SONGS 3 resumed operation in February 2011, but was shut down on 31 January 2012 after workers detected a leak in one of the unit's steam generator tubes.
SCE is now in the process of conducting in-situ pressure tests on 129 of SONG 3's 19,454 tubes, which show higher than normal wear. The tests involve the tubes being slowly pressurized with non-radioactive water in stages, using up to three times the normal operating condition pressure. Tubes undergoing the tests are removed from service by plugging them, whether or not they pass the test. The generators are built with an allowance of extra tubes so that some can be taken out of service during the life of the plant.
So far, SCE reported, three steam generator tubes failed during the tests, which are being conducted in the presence of inspectors from the US Nuclear Regulatory Commission (NRC). SCE anticipates additional NRC inspections.
Meanwhile, SONGS 2 was taken offline on 9 January for a planned maintenance and inspection outage. This work is nearly completed. SCE has plugged those steam generator tubes at unit 2 showing signs of wear or susceptibility to wear.
"Tests at a nuclear plant are designed to detect potential safety issues, and these tests serve that purpose," said SCE president Ron Litzinger. "Our tube testing plan, in accordance with industry standards, is designed to help us understand the safety issues and significance of this situation."
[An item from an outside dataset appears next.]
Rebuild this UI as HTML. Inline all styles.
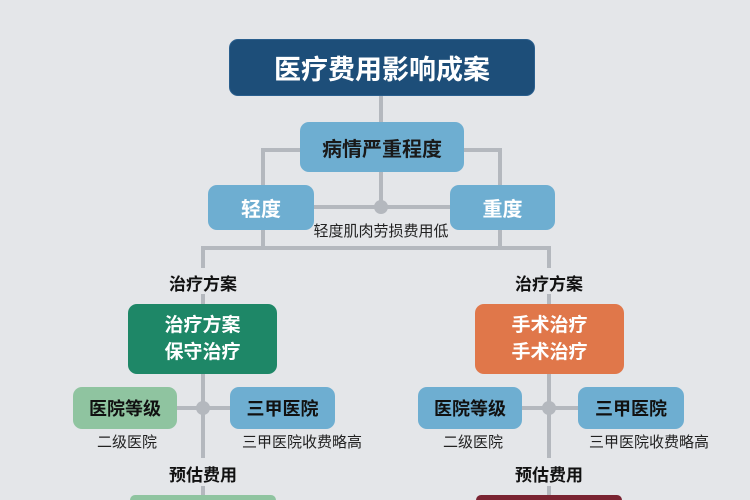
<!DOCTYPE html>
<html style="width:750px;height:500px;overflow:hidden"><head><meta charset="utf-8"><style>
body{margin:0;width:750px;height:500px;overflow:hidden;background:#e4e6e9;font-family:"Liberation Sans","Noto Sans CJK SC",sans-serif;position:relative}
.b{position:absolute;display:flex;align-items:center;justify-content:center;text-align:center;border-radius:9px;font-weight:bold;box-sizing:border-box}
.t{position:absolute;text-align:center;white-space:nowrap;transform:translateX(-50%)}
svg{position:absolute;left:0;top:0}
</style></head><body>
<svg width="750" height="500">
<g stroke="#b4b8be" stroke-width="4" fill="none">
<line x1="381" y1="96" x2="381" y2="122"/>
<polyline points="300,150 263,150 263,185"/>
<polyline points="464,150 500,150 500,185"/>
<line x1="381" y1="172" x2="381" y2="207"/>
<line x1="314" y1="207" x2="450" y2="207"/>
<line x1="263" y1="230" x2="263" y2="248"/>
<line x1="500" y1="230" x2="500" y2="248"/>
<polyline points="203,268 203,248 549,248 549,268"/>
<line x1="203" y1="294" x2="203" y2="304"/>
<line x1="549" y1="294" x2="549" y2="304"/>
<line x1="203" y1="374" x2="203" y2="458"/>
<line x1="549" y1="374" x2="549" y2="458"/>
<line x1="177" y1="408" x2="230" y2="408"/>
<line x1="522" y1="408" x2="578" y2="408"/>
<line x1="203" y1="486" x2="203" y2="496"/>
<line x1="549" y1="486" x2="549" y2="496"/>
</g>
<g fill="#b4b8be"><circle cx="381" cy="207" r="7"/><circle cx="203" cy="408" r="7"/><circle cx="549" cy="408" r="7"/></g>
</svg>
<div class="b" style="left:229px;top:39px;width:306px;height:57px;background:#1d4e79;color:#fff;font-size:27px;border:1px solid #2a5f8e">医疗费用影响成案</div>
<div class="b" style="left:300px;top:122px;width:164px;height:50px;background:#6eaed1;color:#1a1a1a;font-size:20px">病情严重程度</div>
<div class="b" style="left:208px;top:185px;width:106px;height:45px;background:#6eaed1;color:#fff;font-size:20px">轻度</div>
<div class="b" style="left:450px;top:185px;width:105px;height:45px;background:#6eaed1;color:#fff;font-size:20px">重度</div>
<div class="t" style="left:381px;top:220px;font-size:15px;color:#222">轻度肌肉劳损费用低</div>
<div class="t" style="left:203px;top:270px;font-size:17px;font-weight:bold;color:#111">治疗方案</div>
<div class="t" style="left:549px;top:270px;font-size:17px;font-weight:bold;color:#111">治疗方案</div>
<div class="b" style="left:128px;top:304px;width:149px;height:70px;background:#1e8767;color:#fff;font-size:19px;line-height:27px">治疗方案<br>保守治疗</div>
<div class="b" style="left:475px;top:304px;width:149px;height:70px;background:#e0774a;color:#fff;font-size:19px;line-height:27px">手术治疗<br>手术治疗</div>
<div class="b" style="left:73px;top:387px;width:104px;height:42px;background:#8fc4a0;color:#111;font-size:18px">医院等级</div>
<div class="b" style="left:230px;top:387px;width:105px;height:42px;background:#6eaed1;color:#111;font-size:18px">三甲医院</div>
<div class="b" style="left:418px;top:387px;width:104px;height:42px;background:#6eaed1;color:#111;font-size:18px">医院等级</div>
<div class="b" style="left:578px;top:387px;width:106px;height:42px;background:#6eaed1;color:#111;font-size:18px">三甲医院</div>
<div class="t" style="left:127px;top:431px;font-size:15px;color:#222">二级医院</div>
<div class="t" style="left:302px;top:431px;font-size:15px;color:#222">三甲医院收费略高</div>
<div class="t" style="left:473px;top:431px;font-size:15px;color:#222">二级医院</div>
<div class="t" style="left:649px;top:431px;font-size:15px;color:#222">三甲医院收费略高</div>
<div class="t" style="left:203px;top:461px;font-size:17px;font-weight:bold;color:#111">预估费用</div>
<div class="t" style="left:549px;top:461px;font-size:17px;font-weight:bold;color:#111">预估费用</div>
<div class="b" style="left:130px;top:495px;width:146px;height:5px;border-radius:6px 6px 0 0;background:#8fc4a0"></div>
<div class="b" style="left:476px;top:495px;width:146px;height:5px;border-radius:6px 6px 0 0;background:#7a2432"></div>
</body></html>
Due to the two-loop design of the SONGS reactors, their replacement steam generators are among the world's largest, each measuring approximately 20 metres in length, seven metres in diameter and weighing some 580 tonnes. In a recent article in Nuclear Engineering International magazine, SCE's Boguslaw Olech and MHI's Tomoyuki Inoue said, "The major shortcoming of such large steam generators, as seen during their operating history, was tube wear, particularly in the U-bend region." SCE and MHI worked together to improve the design of the replacement steam generators for SONGS. These "were intended to include all possible improvements introduced by the industry into the steam generator design and fabrication processes based on the US industry operating experience with all PWR plants, inside and outside of the USA."